L'espoir d'une surprise comme pour Trump
Selon Brice Teinturier, un changement technique permet pourtant "depuis une dizaine d'années" de retranscrire plus fidèlement la réalité des opinions. "Désormais, avec des enquêtes en ligne plutôt que par téléphone, il n'y a plus de relation psychologisante où on n'oserait pas dire qu'on vote pour tel ou tel candidat. Je ne crois pas à l'idée d'un vote caché au sens d'un vote dissimulé", juge le sondeur, qui observe une "désinhibition complète des opinions" depuis une dizaine d'années. Cela exclut, selon lui, toute sous-déclaration en faveur d'un candidat.
D'autres partisans du candidat s'appuient sur des erreurs de sondages pour le Brexit au Royaume-Uni en juin 2016 et l'élection de Donald Trump aux Etats-Unis en novembre de cette même année. "Pour le Brexit, il y avait eu un problème de mobilisation différentielle selon les électorats pro et anti-Brexit et, pour Donald Trump, des segments de population n'étaient pas parfaitement intégrés" dans les enquêtes d'opinion avant le vote, rappelle Brice Teinturier.

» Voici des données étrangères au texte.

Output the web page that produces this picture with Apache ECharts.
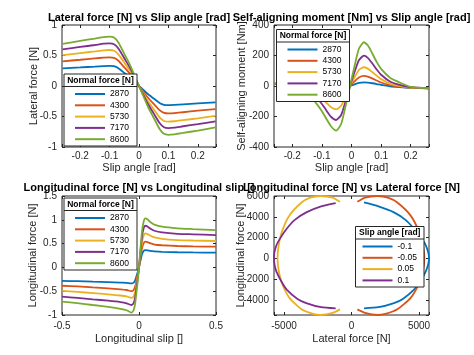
<!DOCTYPE html>
<html><head><meta charset="utf-8">
<script src="https://cdn.jsdelivr.net/npm/echarts@6/dist/echarts.min.js"></script>
<style>html,body{margin:0;padding:0;background:#fff}#c{width:474px;height:355px}</style>
</head><body><div id="c"></div>
<script>
// ---------- data ----------
const loads = ['2870', '4300', '5730', '7170', '8600'];
const slipAngles = ['-0.1', '-0.05', '0.05', '0.1'];

// Lateral force vs slip angle
const alphaLat = [-0.26,-0.2,-0.15,-0.12,-0.1,-0.085,-0.07,-0.05,-0.03,-0.015,0,0.015,0.03,0.05,0.07,0.085,0.1,0.12,0.15,0.2,0.26];
const fy2870 = [0.29,0.305,0.318,0.327,0.33,0.324,0.29,0.215,0.139,0.069,0,-0.066,-0.132,-0.205,-0.277,-0.308,-0.315,-0.31,-0.30,-0.285,-0.27];
const fy4300 = [0.405,0.43,0.452,0.465,0.47,0.461,0.414,0.306,0.197,0.099,0,-0.095,-0.189,-0.293,-0.396,-0.441,-0.45,-0.445,-0.43,-0.405,-0.38];
const fy5730 = [0.505,0.54,0.567,0.584,0.59,0.578,0.519,0.384,0.248,0.124,0,-0.123,-0.246,-0.38,-0.515,-0.573,-0.585,-0.578,-0.56,-0.53,-0.49];
const fy7170 = [0.60,0.64,0.672,0.693,0.70,0.686,0.616,0.455,0.294,0.147,0,-0.145,-0.29,-0.449,-0.607,-0.676,-0.69,-0.683,-0.66,-0.625,-0.58];
const fy8600 = [0.69,0.74,0.778,0.802,0.81,0.794,0.713,0.527,0.34,0.17,0,-0.168,-0.336,-0.52,-0.704,-0.784,-0.80,-0.792,-0.77,-0.73,-0.68];

// Self-aligning moment vs slip angle
const alphaMz = [-0.26,-0.2,-0.16,-0.13,-0.1,-0.085,-0.07,-0.052,-0.035,-0.02,-0.005,0.01,0.025,0.042,0.055,0.07,0.085,0.1,0.13,0.16,0.2,0.26];
const mz2870 = [15,11,5,-3,-17,-25,-31,-35,-30,-16,0,11,20,24,22,18,13,7,-2,-7,-12,-15];
const mz4300 = [15,9,-2,-18,-47,-65,-80,-90,-77,-41,0,30,56,66,61,50,36,23,6,-4,-11,-15];
const mz5730 = [15,6,-10,-34,-82,-110,-137,-153,-130,-69,0,55,105,123,114,92,68,45,16,1,-10,-15];
const mz7170 = [15,3,-20,-52,-118,-160,-200,-223,-190,-100,0,90,169,199,185,149,109,74,30,9,-8,-15];
const mz8600 = [15,0,-35,-88,-165,-215,-262,-293,-249,-132,0,129,244,287,267,215,158,112,54,25,-6,-15];

// Longitudinal force vs longitudinal slip
const kappa = [-0.5,-0.4,-0.3,-0.2,-0.12,-0.08,-0.05,-0.035,-0.025,-0.015,-0.007,0,0.01,0.02,0.03,0.04,0.055,0.075,0.1,0.15,0.25,0.35,0.5];
const fx2870 = [-0.285,-0.29,-0.30,-0.31,-0.32,-0.325,-0.335,-0.32,-0.27,-0.17,-0.085,0,0.15,0.28,0.345,0.365,0.36,0.345,0.335,0.325,0.318,0.314,0.31];
const fx4300 = [-0.385,-0.40,-0.42,-0.44,-0.46,-0.475,-0.50,-0.475,-0.40,-0.25,-0.125,0,0.22,0.41,0.505,0.54,0.53,0.505,0.48,0.465,0.45,0.44,0.435];
const fx5730 = [-0.495,-0.515,-0.54,-0.565,-0.59,-0.61,-0.64,-0.61,-0.51,-0.32,-0.16,0,0.29,0.54,0.67,0.715,0.70,0.665,0.63,0.60,0.575,0.565,0.555];
const fx7170 = [-0.615,-0.64,-0.67,-0.70,-0.73,-0.755,-0.79,-0.75,-0.63,-0.40,-0.2,0,0.35,0.66,0.82,0.875,0.86,0.81,0.77,0.735,0.705,0.695,0.68];
const fx8600 = [-0.72,-0.75,-0.79,-0.83,-0.87,-0.90,-0.95,-0.90,-0.76,-0.48,-0.24,0,0.41,0.77,0.96,1.03,1.01,0.95,0.90,0.855,0.82,0.805,0.785];

// Longitudinal force vs lateral force (combined slip), per slip angle
const latM010 = [926,2000,3148,4000,4630,5200,5494,5700,5740,5680,5494,5100,4630,3800,3148,2000,926];
const lonM010 = [5375,5000,4425,3700,2849,1900,1263,500,0,-600,-1270,-2200,-3010,-3900,-4300,-4700,-4815];
const latM005 = [432,1000,1914,2700,3395,4383,5000,5300,5400,5300,5000,4383,3395,2500,1914,1000,432];
const lonM005 = [5440,5850,6000,5850,5375,4112,2570,1200,0,-1100,-2400,-3800,-4900,-5350,-5450,-5250,-4910];
const latP005 = [-850,-1400,-2280,-3050,-3700,-4600,-5150,-5400,-5480,-5400,-5150,-4600,-3700,-2850,-2280,-1400,-850];
const lonP005 = [5440,5850,6000,5850,5375,4112,2570,1200,0,-1100,-2400,-3800,-4900,-5350,-5450,-5250,-4910];
const latP010 = [-1170,-2250,-3350,-4200,-4800,-5300,-5560,-5720,-5740,-5700,-5560,-5200,-4800,-4000,-3350,-2250,-1170];
const lonP010 = [5318,5000,4425,3700,2849,1900,1263,500,0,-600,-1270,-2200,-3010,-3900,-4300,-4700,-4815];

// ---------- chart ----------
const colors = ['#0072BD', '#D95319', '#EDB120', '#7E2F8E', '#77AC30'];
const FONT = '"Liberation Sans", Arial, Helvetica, sans-serif';
const INK = '#262626';
const zip = (xs, ys) => xs.map((x, i) => [x, ys[i]]);

const grids = [
  { left: 62, top: 25, width: 154, height: 122 },
  { left: 274, top: 25, width: 155, height: 122 },
  { left: 62, top: 196, width: 154, height: 119 },
  { left: 274, top: 196, width: 155, height: 119 }
].map(g => Object.assign({ show: true, borderColor: INK, borderWidth: 1, backgroundColor: 'transparent' }, g));

function fmt(step) {
  return v => {
    const k = v / step;
    if (Math.abs(k - Math.round(k)) > 1e-6) return '';
    return String(+v.toFixed(6));
  };
}
const tick = { show: true, inside: true, length: 3, lineStyle: { color: INK } };
const noLine = { show: false, onZero: false };
const xAxes = [], yAxes = [];
function axes(gi, xr, yr, xname, yname, xGap, yGap, xMargin) {
  xAxes.push({ type: 'value', gridIndex: gi, position: 'bottom', min: xr[0], max: xr[1], minInterval: xr[2], maxInterval: xr[2],
    name: xname, nameLocation: 'middle', nameGap: xGap, nameMoveOverlap: false,
    nameTextStyle: { fontSize: 11, color: INK, fontFamily: FONT },
    axisLine: noLine, splitLine: { show: false }, axisTick: tick,
    axisLabel: { fontSize: 10, color: INK, fontFamily: FONT, margin: xMargin, formatter: fmt(xr[2]) } });
  xAxes.push({ type: 'value', gridIndex: gi, position: 'top', min: xr[0], max: xr[1], minInterval: xr[2], maxInterval: xr[2],
    axisLine: noLine, splitLine: { show: false }, axisLabel: { show: false }, axisTick: tick });
  yAxes.push({ type: 'value', gridIndex: gi, position: 'left', min: yr[0], max: yr[1], minInterval: yr[2], maxInterval: yr[2],
    name: yname, nameLocation: 'middle', nameGap: yGap, nameRotate: 90, nameMoveOverlap: false,
    nameTextStyle: { fontSize: 11, color: INK, fontFamily: FONT },
    axisLine: noLine, splitLine: { show: false }, axisTick: tick,
    axisLabel: { fontSize: 10, color: INK, fontFamily: FONT, margin: 5, formatter: fmt(yr[2]) } });
  yAxes.push({ type: 'value', gridIndex: gi, position: 'right', min: yr[0], max: yr[1], minInterval: yr[2], maxInterval: yr[2],
    axisLine: noLine, splitLine: { show: false }, axisLabel: { show: false }, axisTick: tick });
}
axes(0, [-0.2618, 0.2618, 0.1], [-1, 1, 0.5], 'Slip angle [rad]', 'Lateral force [N]', 15, 23, 4);
axes(1, [-0.2618, 0.2618, 0.1], [-400, 400, 200], 'Slip angle [rad]', 'Self-aligning moment [Nm]', 15, 26.5, 4);
axes(2, [-0.5, 0.5, 0.5], [-1, 1.5, 0.5], 'Longitudinal slip []', 'Longitudinal force [N]', 18, 23.5, 6);
axes(3, [-5740, 5740, 5000], [-5450, 6000, 2000], 'Lateral force [N]', 'Longitudinal force [N]', 18, 27.5, 6);

const series = [];
function addLine(gi, name, color, data) {
  series.push({ type: 'line', name, xAxisIndex: gi * 2, yAxisIndex: gi * 2, data, symbol: 'none', showSymbol: false,
    smooth: 0.2, clip: true, z: 2, color, itemStyle: { color }, lineStyle: { width: 1.8, color } });
}
const latSets = [fy2870, fy4300, fy5730, fy7170, fy8600];
const mzSets = [mz2870, mz4300, mz5730, mz7170, mz8600];
const fxSets = [fx2870, fx4300, fx5730, fx7170, fx8600];
loads.forEach((n, i) => addLine(0, n, colors[i], zip(alphaLat, latSets[i])));
loads.forEach((n, i) => addLine(1, n, colors[i], zip(alphaMz, mzSets[i])));
loads.forEach((n, i) => addLine(2, n, colors[i], zip(kappa, fxSets[i])));
const ellLat = [latM010, latM005, latP005, latP010];
const ellLon = [lonM010, lonM005, lonP005, lonP010];
slipAngles.forEach((n, i) => addLine(3, n, colors[i], zip(ellLat[i], ellLon[i])));

// legends (boxes drawn with graphic, entries by legend component)
const legendBoxes = [
  { L: 64, T: 74, W: 73, H: 72, title: 'Normal force [N]', data: loads, padL: 10 },
  { L: 276.5, T: 29.5, W: 73, H: 72, title: 'Normal force [N]', data: loads, padL: 10 },
  { L: 64, T: 198, W: 73, H: 72, title: 'Normal force [N]', data: loads, padL: 10 },
  { L: 355.5, T: 226.5, W: 68.5, H: 60.5, title: 'Slip angle [rad]', data: slipAngles, padL: 6 }
];
const legends = legendBoxes.map(b => ({
  data: b.data, orient: 'vertical', left: b.L + b.padL, top: b.T + 15, padding: 0,
  itemWidth: 30, itemHeight: 2, itemGap: 1.3, z: 8, selectedMode: false,
  itemStyle: { opacity: 0 },
  textStyle: { fontSize: 8.5, color: '#000', fontFamily: FONT, lineHeight: 10, height: 10 }
}));
const graphics = [];
legendBoxes.forEach(b => {
  graphics.push({ type: 'rect', z: 6, shape: { x: b.L, y: b.T, width: b.W, height: b.H },
    style: { fill: '#fff', stroke: INK, lineWidth: 1 } });
  graphics.push({ type: 'line', z: 7, shape: { x1: b.L, y1: b.T + 12.5, x2: b.L + b.W, y2: b.T + 12.5 },
    style: { stroke: INK, lineWidth: 1 } });
  graphics.push({ type: 'text', z: 9, x: b.L + b.W / 2, y: b.T + 6.5,
    style: { text: b.title, fontSize: 8.5, fontWeight: 'bold', fontFamily: FONT, fill: '#000',
      align: 'center', verticalAlign: 'middle', textAlign: 'center', textVerticalAlign: 'middle' } });
});
// subplot titles
const titles = [
  ['Lateral force [N] vs Slip angle [rad]', 139, 17.5],
  ['Self-aligning moment [Nm] vs Slip angle [rad]', 351.5, 17.5],
  ['Longitudinal force [N] vs Longitudinal slip []', 139, 187.5],
  ['Longitudinal force [N] vs Lateral force [N]', 351.5, 187.5]
];
titles.forEach(t => graphics.push({ type: 'text', z: 20, x: t[1], y: t[2],
  style: { text: t[0], fontSize: 11, fontWeight: 'bold', fontFamily: FONT, fill: '#000',
    align: 'center', verticalAlign: 'middle', textAlign: 'center', textVerticalAlign: 'middle' } }));

const chart = echarts.init(document.getElementById('c'), null, { renderer: 'canvas', width: 474, height: 355 });
chart.setOption({
  backgroundColor: '#fff',
  animation: false,
  textStyle: { fontFamily: FONT },
  grid: grids, xAxis: xAxes, yAxis: yAxes, series, legend: legends, graphic: graphics
});
</script></body></html>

Le sondeur se veut prudent pour la présidentielle : "Il ne faut pas exclure la possibilité d'avoir, dans nos échantillons, des biais de représentativité, note-t-il. Mais, si on avait identifié un quelconque problème d'échantillonnage [la manière dont les sondés sont sélectionnés], on l'aurait corrigé."